Another driver is cross-border compliance. Some jurisdictions consider extremely restrictive password policies to be an accessibility issue. By measuring the combination counts, you can prove that allowing Unicode characters or spaces does not harm security—on the contrary, it increases the pool drastically. The calculator’s custom input field makes it easy to include characters like æ, ñ, or emoji, especially helpful for customer-facing apps where brand loyalty depends on inclusive UX.
Operationalizing the metrics
Once you have reliable calculations, incorporate them into your governance lifecycle:
- Benchmark current rules. Enter the existing policy into the calculator to document the entropy range and average crack time.
- Model proposed changes. For example, compare 12-character minimums versus 14-character passphrases to show leadership the marginal benefits.
- Align with monitoring.
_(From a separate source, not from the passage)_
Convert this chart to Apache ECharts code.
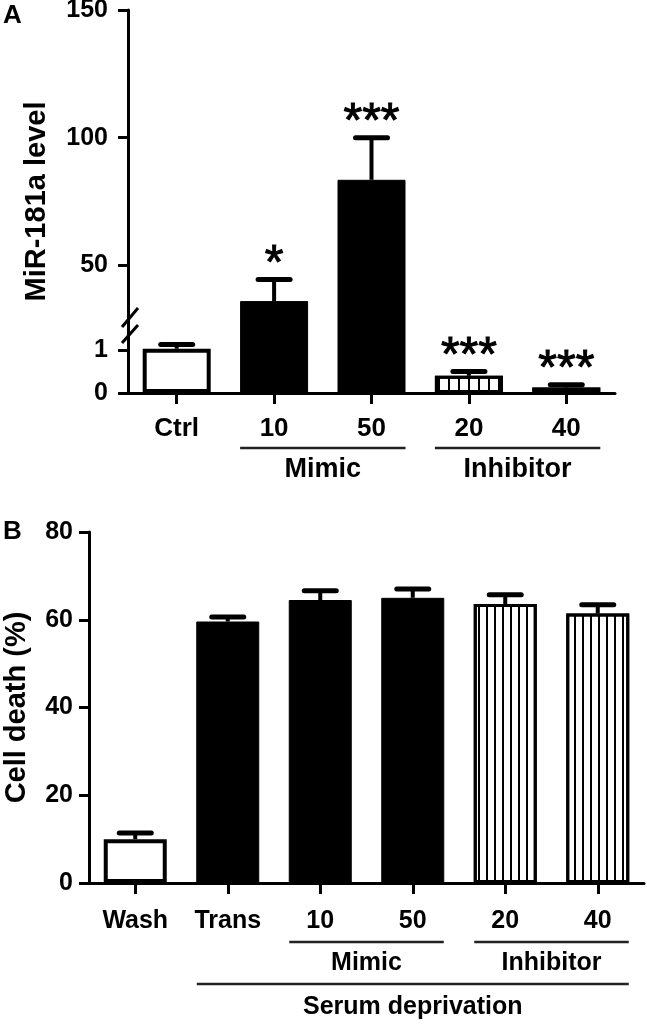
<!DOCTYPE html>
<html>
<head>
<meta charset="utf-8">
<script src="https://cdn.jsdelivr.net/npm/echarts@6/dist/echarts.min.js"></script>
<style>
html, body { margin: 0; padding: 0; background: #fff; }
#chart { width: 647px; height: 1025px; }
</style>
</head>
<body>
<div id="chart"></div>
<script>
// panel A: miR-181a level (broken y axis)
const catsA = ['Ctrl', '10', '50', '20', '40'];
const groupA = ['ctrl', 'mimic', 'mimic', 'inhibitor', 'inhibitor'];
const mirMean = [1.03, 36, 83.5, 0.4, 0.13];
const mirErr = [0.1, 8.5, 16.5, 0.1, 0.06];
const mirSig = ['', '*', '***', '***', '***'];
const ticksAHigh = [0, 50, 100, 150];
const ticksALow = [0, 1];
const bracketsA = [['Mimic', 1, 2], ['Inhibitor', 3, 4]];

// panel B: cell death
const catsB = ['Wash', 'Trans', '10', '50', '20', '40'];
const groupB = ['ctrl', 'mimic', 'mimic', 'mimic', 'inhibitor', 'inhibitor'];
const deathMean = [10, 59.6, 64.5, 65, 63.6, 61.4];
const deathErr = [1.4, 1, 2.1, 2, 2.1, 2];
const bracketsB = [['Mimic', 2, 3], ['Inhibitor', 4, 5]];
const outerB = [['Serum deprivation', 1, 5]];

const BREAK = 1.35; // top of the lower segment of panel A's axis
const FONT = '"Liberation Sans", Arial, sans-serif';

function fill(kind, gap) {
  if (kind === 'ctrl') return { color: '#fff', borderColor: '#000', borderWidth: 4 };
  if (kind === 'mimic') return { color: '#000', borderColor: '#000', borderWidth: 1 };
  return {
    color: '#fff', borderColor: '#000', borderWidth: 3,
    decal: { symbol: 'rect', symbolSize: 1, color: '#000', dashArrayX: [1, 0], dashArrayY: [2, gap], rotation: Math.PI / 2 },
  };
}

function barData(values, groups, gap, keep) {
  return values.map((v, i) => keep(v) ? { value: v, itemStyle: fill(groups[i], gap) } : '-');
}

function errData(means, errs, keep) {
  return means.map((m, i) => [i, m, errs[i]]).filter(d => keep(d[1]));
}

function errorBar(sigs) {
  return function (params, api) {
    const i = api.value(0);
    const p0 = api.coord([i, api.value(1)]);
    const p1 = api.coord([i, api.value(1) + api.value(2)]);
    const children = [
      { type: 'line', shape: { x1: p0[0], y1: p0[1], x2: p1[0], y2: p1[1] }, style: { stroke: '#000', lineWidth: 4 } },
      { type: 'line', shape: { x1: p1[0] - 16, y1: p1[1], x2: p1[0] + 16, y2: p1[1] }, style: { stroke: '#000', lineWidth: 5, lineCap: 'round' } },
    ];
    if (sigs && sigs[i]) {
      children.push({
        type: 'text',
        style: { text: sigs[i], x: p1[0], y: p1[1] + 9, font: '48px ' + FONT, fill: '#000', stroke: '#000', lineWidth: 1, align: 'center', verticalAlign: 'bottom' },
      });
    }
    return { type: 'group', children };
  };
}

const axisLine = { show: true, lineStyle: { color: '#000', width: 3 } };
const yTick = { show: true, length: 10, lineStyle: { color: '#000', width: 3 } };
const xTick = { show: true, length: 11, alignWithLabel: true, lineStyle: { color: '#000', width: 3 } };
const label = (size, margin) => ({ color: '#000', fontWeight: 'bold', fontFamily: FONT, fontSize: size, margin });
const nameStyle = { color: '#000', fontWeight: 'bold', fontFamily: FONT, fontSize: 29 };

const chart = echarts.init(document.getElementById('chart'), null, { renderer: 'canvas' });

chart.setOption({
  backgroundColor: '#fff',
  animation: false,
  grid: [
    { left: 128, right: 32, top: 10, bottom: 632, outerBoundsMode: 'none' },
    { left: 128, right: 32, top: 335, bottom: 632, outerBoundsMode: 'none' },
    { left: 89, right: 3, top: 532, bottom: 142, outerBoundsMode: 'none' },
  ],
  xAxis: [
    { gridIndex: 0, type: 'category', data: catsA, show: false },
    { gridIndex: 1, type: 'category', data: catsA, axisLine, axisTick: xTick, axisLabel: label(26, 23) },
    { gridIndex: 2, type: 'category', data: catsB, axisLine, axisTick: xTick, axisLabel: label(25, 26) },
  ],
  yAxis: [
    {
      gridIndex: 0, type: 'value', min: 0, max: 150, splitLine: { show: false },
      axisLine, axisTick: { ...yTick, customValues: ticksAHigh },
      axisLabel: { ...label(25, 20), customValues: ticksAHigh.filter(v => v > 0) },
      name: 'MiR-181a level', nameLocation: 'middle', nameGap: 77, nameTextStyle: nameStyle,
    },
    {
      gridIndex: 1, type: 'value', min: 0, max: BREAK, splitLine: { show: false },
      axisLine, axisTick: { ...yTick, customValues: ticksALow },
      axisLabel: { ...label(25, 20), customValues: ticksALow },
    },
    {
      gridIndex: 2, type: 'value', min: 0, max: 80, interval: 20, splitLine: { show: false },
      axisLine, axisTick: yTick, axisLabel: label(25, 16),
      name: 'Cell death (%)', nameLocation: 'middle', nameGap: 58, nameTextStyle: nameStyle,
    },
  ],
  series: [
    { type: 'bar', xAxisIndex: 0, yAxisIndex: 0, barWidth: 68, data: barData(mirMean, groupA, 8, v => v > BREAK) },
    { type: 'bar', xAxisIndex: 1, yAxisIndex: 1, barWidth: 68, data: barData(mirMean, groupA, 8, v => v <= BREAK) },
    { type: 'custom', xAxisIndex: 0, yAxisIndex: 0, z: 5, renderItem: errorBar(mirSig), data: errData(mirMean, mirErr, v => v > BREAK) },
    { type: 'custom', xAxisIndex: 1, yAxisIndex: 1, z: 5, renderItem: errorBar(mirSig), data: errData(mirMean, mirErr, v => v <= BREAK) },
    { type: 'bar', xAxisIndex: 2, yAxisIndex: 2, barWidth: 63, data: barData(deathMean, groupB, 6, () => true) },
    { type: 'custom', xAxisIndex: 2, yAxisIndex: 2, z: 5, renderItem: errorBar(null), data: errData(deathMean, deathErr, () => true) },
  ],
});

// group brackets, panel letters and the axis break, placed from the axes
function brackets(list, cats, xi, yi, lineOff, textOff, half, size) {
  const base = chart.convertToPixel({ yAxisIndex: yi }, 0);
  return list.flatMap(([name, a, b]) => {
    const x1 = chart.convertToPixel({ xAxisIndex: xi }, cats[a]) - half;
    const x2 = chart.convertToPixel({ xAxisIndex: xi }, cats[b]) + half;
    return [
      { type: 'line', shape: { x1, y1: base + lineOff, x2, y2: base + lineOff }, style: { stroke: '#222', lineWidth: 2.5 } },
      { type: 'text', style: { text: name, x: (x1 + x2) / 2, y: base + textOff, align: 'center', verticalAlign: 'middle', font: 'bold ' + size + 'px ' + FONT, fill: '#000' } },
    ];
  });
}

const axisX = chart.convertToPixel({ xAxisIndex: 1 }, catsA[0]) - chart.getModel().getComponent('xAxis', 1).axis.getBandWidth() / 2;
const breakY = chart.convertToPixel({ yAxisIndex: 1 }, BREAK);

chart.setOption({
  graphic: [
    { type: 'text', style: { text: 'A', x: 3, y: 3, font: 'bold 26px ' + FONT, fill: '#000' } },
    { type: 'text', style: { text: 'B', x: 3, y: 519, font: 'bold 26px ' + FONT, fill: '#000' } },
    { type: 'rect', shape: { x: axisX - 3, y: breakY - 16, width: 6, height: 16 }, style: { fill: '#fff' } },
    { type: 'line', shape: { x1: axisX - 6, y1: breakY - 8, x2: axisX + 10, y2: breakY - 27 }, style: { stroke: '#000', lineWidth: 3 } },
    { type: 'line', shape: { x1: axisX - 6, y1: breakY + 8, x2: axisX + 10, y2: breakY - 10 }, style: { stroke: '#000', lineWidth: 3 } },
    ...brackets(bracketsA, catsA, 1, 1, 55, 77, 34, 27),
    ...brackets(bracketsB, catsB, 2, 2, 59, 80, 31, 25),
    ...brackets(outerB, catsB, 2, 2, 101, 124, 31, 25),
  ],
});
</script>
</body>
</html>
Use the calculated attack time to configure lockout thresholds, anomaly detection sensitivities, and MFA prompts.
- Educate users. Share digestible visuals (like the included chart) in security awareness campaigns to explain why length matters most.
- Iterate annually. As GPU speeds increase, revisit the attack rate assumptions to ensure the password space remains comfortably out of reach.
Ultimately, calculating the number of possible passwords is a strategic activity. It fuels risk models, justifies technology spend, and empowers end-users to understand their role in security. Whether you adopt passkeys tomorrow or still rely on classic passwords, keeping a quantitative grip on the secret space ensures your defenses stay ahead of adversaries.